#### Given entries ####
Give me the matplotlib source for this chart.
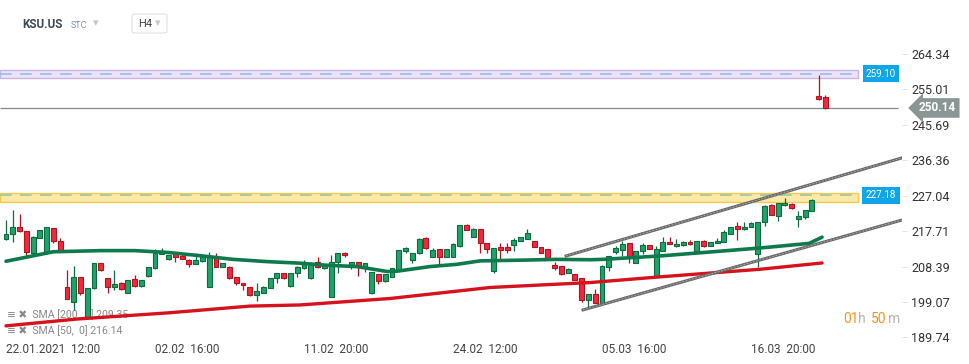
import numpy as np
import matplotlib
matplotlib.use("Agg")
import matplotlib.pyplot as plt
import matplotlib.transforms as mtransforms

plt.rcParams['font.family'] = ['Roboto', 'DejaVu Sans']

# H4 candles, KSU.US (open, high, low, close)
opens = [215.6, 217.0, 218.7, 217.8, 212.1, 215.8, 211.9, 218.5, 215.1, 202.9,
         199.2, 205.6, 195.2, 202.7, 209.3, 205.3, 203.1, 204.0, 201.5, 205.0,
         203.3, 206.0, 207.9, 211.7, 210.3, 212.1, 211.2, 210.1, 209.1, 209.8,
         202.9, 210.6, 208.4, 208.2, 205.6, 204.2, 202.9, 200.9, 201.4, 202.7,
         205.3, 206.6, 203.3, 206.6, 207.9, 205.3, 209.5, 207.9, 200.5, 209.7,
         211.9, 208.8, 209.5, 208.2, 201.4, 206.4, 204.7, 205.7, 207.5, 212.6,
         210.0, 211.9, 215.8, 210.8, 212.9, 211.0, 211.0, 213.9, 219.3, 216.3,
         218.2, 214.7, 207.3, 213.5, 213.5, 214.1, 215.0, 215.7, 215.0, 213.6,
         212.9, 208.8, 208.6, 206.6, 206.4, 205.3, 199.6, 201.2, 198.9, 208.2,
         212.3, 212.8, 214.5, 209.3, 212.6, 214.0, 206.0, 212.6, 214.9, 213.8,
         214.1, 214.9, 212.6, 215.0, 213.8, 214.5, 214.8, 217.1, 219.1, 218.2,
         218.7, 211.7, 220.0, 224.6, 221.8, 224.5, 224.9, 220.8, 221.4, 223.1,
         253.3, 253.0]
highs = [220.7, 223.3, 222.2, 217.8, 216.4, 218.0, 218.7, 218.5, 215.8, 207.5,
         208.6, 205.6, 202.7, 209.4, 209.4, 205.3, 207.5, 204.4, 204.9, 206.2,
         204.9, 208.2, 212.9, 213.2, 211.5, 212.3, 211.9, 210.3, 211.9, 210.8,
         212.3, 212.1, 209.4, 208.6, 205.6, 204.2, 202.9, 204.2, 203.3, 205.3,
         206.6, 206.8, 206.6, 208.6, 210.0, 209.7, 210.8, 209.3, 211.4, 212.1,
         212.2, 209.7, 209.7, 209.3, 207.1, 206.4, 206.4, 207.9, 212.8, 213.6,
         212.1, 215.8, 216.3, 213.4, 212.9, 212.9, 214.5, 219.3, 219.6, 218.5,
         218.2, 214.7, 213.4, 214.5, 214.5, 215.8, 216.3, 218.2, 215.0, 213.6,
         212.9, 209.7, 208.6, 207.9, 206.4, 205.3, 201.1, 202.4, 208.8, 211.2,
         213.8, 215.0, 214.5, 212.5, 214.7, 214.0, 213.8, 216.1, 216.3, 215.6,
         215.2, 215.4, 215.1, 215.4, 214.9, 215.8, 218.0, 218.7, 220.0, 220.1,
         220.0, 220.2, 224.6, 224.9, 225.2, 226.4, 225.0, 223.1, 223.3, 226.1,
         258.9, 253.5]
lows = [215.4, 214.8, 217.6, 211.2, 211.9, 215.8, 211.7, 214.7, 212.3, 199.8,
        197.1, 200.9, 195.0, 202.4, 207.3, 201.4, 202.2, 202.2, 201.5, 203.1,
        203.1, 205.7, 207.7, 211.7, 210.1, 209.7, 210.5, 208.2, 209.1, 209.6,
        202.9, 208.4, 208.2, 205.2, 203.5, 202.2, 200.7, 199.4, 201.4, 202.7,
        204.0, 205.2, 203.1, 205.7, 207.8, 205.1, 207.9, 207.7, 200.5, 206.8,
        210.8, 207.7, 205.9, 207.1, 201.2, 203.8, 204.4, 205.6, 207.3, 212.1,
        209.3, 211.7, 213.1, 210.8, 208.6, 211.0, 211.0, 213.6, 217.9, 216.3,
        211.9, 211.9, 206.8, 210.3, 212.1, 212.6, 215.0, 215.6, 213.5, 211.9,
        210.3, 207.5, 206.2, 206.6, 204.9, 199.2, 197.4, 198.7, 198.7, 207.3,
        211.7, 211.2, 209.4, 209.3, 211.7, 212.9, 206.0, 212.6, 214.3, 213.6,
        213.8, 214.1, 212.6, 213.6, 213.8, 214.5, 214.8, 217.1, 215.4, 217.9,
        218.7, 208.4, 219.1, 222.0, 220.5, 224.3, 223.6, 218.9, 220.8, 223.1,
        252.2, 249.9]
closes = [217.1, 218.7, 217.8, 212.3, 216.1, 218.0, 218.7, 215.0, 212.5, 200.0,
          205.7, 201.5, 202.7, 209.3, 207.5, 203.1, 203.8, 202.4, 204.9, 203.3,
          204.9, 208.2, 212.1, 212.5, 211.5, 211.0, 210.5, 209.1, 210.1, 210.8,
          210.8, 208.4, 209.3, 205.3, 204.0, 203.5, 200.8, 201.9, 203.1, 205.3,
          206.6, 205.3, 206.6, 208.2, 209.1, 209.4, 208.4, 208.8, 209.7, 211.9,
          211.4, 209.5, 208.6, 209.3, 207.1, 204.7, 206.4, 207.9, 212.8, 213.2,
          211.9, 215.6, 213.2, 212.8, 211.0, 212.9, 214.3, 219.3, 217.9, 218.2,
          214.5, 212.9, 213.4, 212.8, 212.8, 215.4, 216.1, 217.2, 213.5, 212.1,
          210.6, 208.1, 206.4, 207.8, 204.9, 199.6, 201.1, 198.9, 208.6, 211.2,
          213.2, 214.3, 211.2, 212.5, 214.1, 212.9, 212.9, 214.9, 214.3, 214.3,
          214.9, 214.3, 215.1, 213.8, 214.9, 215.2, 217.4, 218.7, 218.2, 218.7,
          219.8, 220.0, 224.4, 222.1, 225.0, 225.0, 223.7, 221.7, 223.3, 225.9,
          252.4, 250.14]

# moving averages, read at a few bars
sma50_bar = [0, 7, 14, 19, 24, 29, 33.5, 38.6, 43.4, 46.8, 51.8, 56.3, 57.8, 62.6,
             66.6, 70, 76.4, 81.4, 86.3, 88.2, 96.6, 106.5, 111.4, 118.6, 120.5]
sma50_val = [209.8, 212.3, 212.6, 212.6, 212.1, 211.2, 210.3, 209.7, 209.3, 208.8,
             208.4, 207.1, 207.2, 208.4, 209.0, 209.9, 210.1, 210.3, 210.2, 210.3,
             211.2, 212.6, 213.3, 214.5, 216.14]
sma200_bar = [0, 10.5, 23.8, 36, 43.4, 56.7, 71.5, 86.3, 96.6, 111.4, 120.5]
sma200_val = [192.8, 194.6, 196.2, 198.0, 198.3, 200.0, 202.9, 204.2, 205.7, 207.7, 209.35]

# trend channel (bar, price)
upper_x = [82.7, 132.3]
upper_y = [211.2, 237.0]
lower_x = [85.2, 132.3]
lower_y = [197.0, 220.65]

resistance = 259.10
support = 227.18
last_price = 250.14

y_ticks = [264.34, 255.01, 245.69, 236.36, 227.04, 217.71, 208.39, 199.07, 189.74]
x_tick_bars = [0, 22, 44, 66, 88, 110]
x_tick_labels = ["22.01.2021  12:00", "02.02  16:00", "11.02  20:00",
                 "24.02  12:00", "05.03  16:00", "16.03  20:00"]

W, H = 970, 364
fig = plt.figure(figsize=(W / 100, H / 100), dpi=100)
ax = fig.add_axes([0, 1 - 340 / H, 902 / W, 300 / H])
ax.set_xlim(-0.886, 132.3)
ax.set_ylim(189.08, 268.02)

o = np.array(opens)
c = np.array(closes)
hi = np.array(highs)
lo = np.array(lows)
idx = np.arange(len(o))
up = c >= o

# bands
band_end = 858 / 902
ax.axhspan(257.9, 260.2, xmin=0, xmax=band_end, facecolor='#ece4f6',
           edgecolor='#c9b3e3', lw=1, zorder=1)
ax.hlines(resistance, -0.886, 125.9, colors='#8cc0ea', lw=1.2,
          linestyles=(0, (7, 5)), zorder=1.5)
ax.axhspan(225.5, 227.7, xmin=0, xmax=band_end, facecolor='#fde9a6',
           edgecolor='#f3c94e', lw=1, zorder=1)
ax.hlines(support, -0.886, 125.9, colors='#9cc6a2', lw=1.2,
          linestyles=(0, (7, 5)), zorder=1.5)
ax.hlines(last_price, -0.886, 131.7, colors='#7f8c8d', lw=0.9, zorder=1.5)

# candles
ax.vlines(idx[up], lo[up], hi[up], colors='#0c6b3f', lw=0.9, zorder=3)
ax.vlines(idx[~up], lo[~up], hi[~up], colors='#b5121f', lw=0.9, zorder=3)
body_h = np.maximum(np.abs(c - o), 0.3)
ax.bar(idx[up], body_h[up], bottom=np.minimum(o, c)[up], width=0.72,
       color='#22a26b', edgecolor='#0c6b3f', lw=0.8, zorder=4)
ax.bar(idx[~up], body_h[~up], bottom=np.minimum(o, c)[~up], width=0.72,
       color='#ec2a40', edgecolor='#b5121f', lw=0.8, zorder=4)

# moving averages
ax.plot(sma200_bar, sma200_val, color='#d6121c', lw=2.4, zorder=5,
        solid_capstyle='round')
ax.plot(sma50_bar, sma50_val, color='#0e7a4b', lw=2.6, zorder=5,
        solid_capstyle='round')

# channel
for xs, ys in [(upper_x, upper_y), (lower_x, lower_y)]:
    ax.plot(xs, ys, color='#6a6a6a', lw=2.2, zorder=5)
    ax.plot(xs, ys, color='#b8b8b8', lw=0.6, ls=(0, (2, 2)), zorder=5.1)

# axes styling
for s in ax.spines.values():
    s.set_visible(False)
ax.yaxis.tick_right()
ax.set_yticks(y_ticks)
ax.set_yticklabels([f"{v:.2f}" for v in y_ticks])
ax.tick_params(axis='y', length=3.6, width=0.6, color='#dcdcdc', pad=3,
               labelsize=9, labelcolor='#333333')
ax.set_xticks(x_tick_bars)
ax.set_xticklabels(x_tick_labels)
for lbl in ax.get_xticklabels():
    lbl.set_ha('left')
ax.tick_params(axis='x', length=0, pad=2, labelsize=8.5, labelcolor='#444444')

# price tags on the right
trans = mtransforms.blended_transform_factory(ax.transAxes, ax.transData)
for val in [resistance, support]:
    ax.text(881 / 902, val, f"{val:.2f}", transform=trans, ha='center',
            va='center', color='white', fontsize=7, zorder=10,
            bbox=dict(boxstyle='square,pad=0.35', fc='#0ea5e9', ec='none'))
ax.text(919 / 902, last_price, f"{last_price:.2f}", transform=trans, ha='left',
        va='center', color='white', fontsize=8.5, fontweight='bold', zorder=10,
        clip_on=False,
        bbox=dict(boxstyle='larrow,pad=0.28', fc='#8a9696', ec='none'))

# indicator legend
ax.text(7 / 902, 0.083, "\u2261 \u2716  SMA [200,  0] 209.35", transform=ax.transAxes,
        fontsize=7.6, color='#888888', va='center', zorder=2)
ax.text(7 / 902, 0.030, "\u2261 \u2716  SMA [50,  0] 216.14", transform=ax.transAxes,
        fontsize=7.6, color='#888888', va='center', zorder=2)

# header
fig.text(22 / W, 1 - 24 / H, "KSU.US", fontsize=8.5, fontweight='bold',
         color='#3d4852', va='center')
fig.text(71 / W, 1 - 25 / H, "STC", fontsize=6.5, color='#7d8ea0', va='center')
fig.text(93 / W, 1 - 23 / H, "\u25be", fontsize=8, color='#c8c8c8', va='center')
fig.text(138 / W, 1 - 24 / H, "H4", fontsize=8, color='#444444', va='center')
fig.text(155 / W, 1 - 23 / H, "\u25be", fontsize=8, color='#c8c8c8', va='center')
fig.patches.append(matplotlib.patches.FancyBboxPatch(
    (132 / W, 1 - 33 / H), 35 / W, 19 / H, boxstyle='round,pad=0,rounding_size=0.004',
    transform=fig.transFigure, fc='none', ec='#e2e2e2', lw=0.8))

# countdown
parts = [("01", '#f7941d', 843), ("h", '#b5b5b5', 858), ("50", '#f7941d', 871), ("m", '#b5b5b5', 888)]
for txt, col, px in parts:
    fig.text(px / W, 1 - 319 / H, txt, fontsize=10, color=col, va='center')

fig.savefig("out.png", dpi=100, facecolor='white')
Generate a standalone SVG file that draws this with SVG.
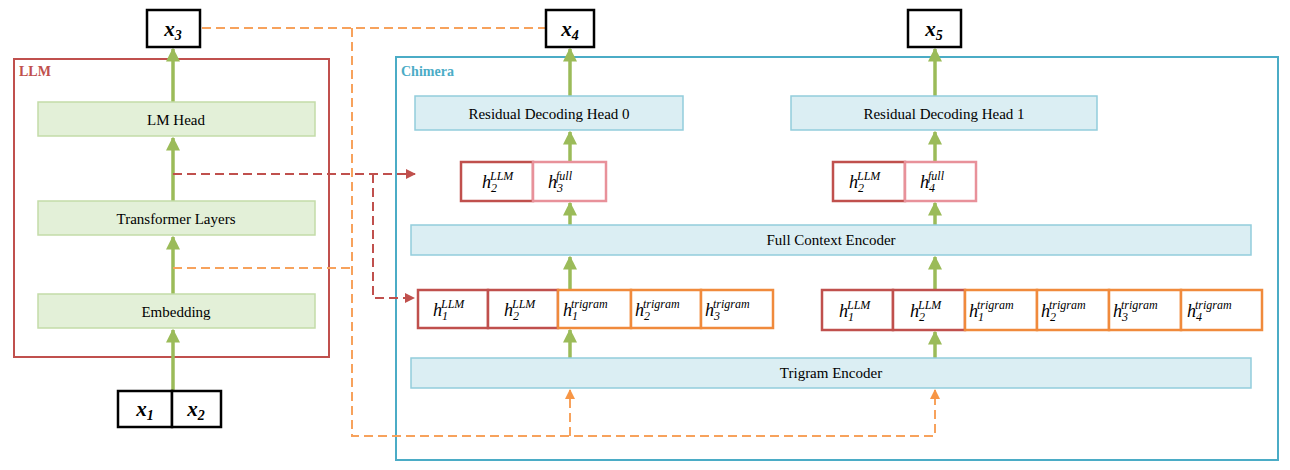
####
### Your goal
Reproduce the data above word for word from its first line through the line that holds "plt.rcParams['font.family'] = ['Roboto', 'DejaVu", both ends included; skip pictures.

### Exercise solution
Give me the matplotlib source for this chart.
import numpy as np
import matplotlib
matplotlib.use("Agg")
import matplotlib.pyplot as plt
import matplotlib.transforms as mtransforms

plt.rcParams['font.family'] = ['Roboto', 'DejaVu Sans']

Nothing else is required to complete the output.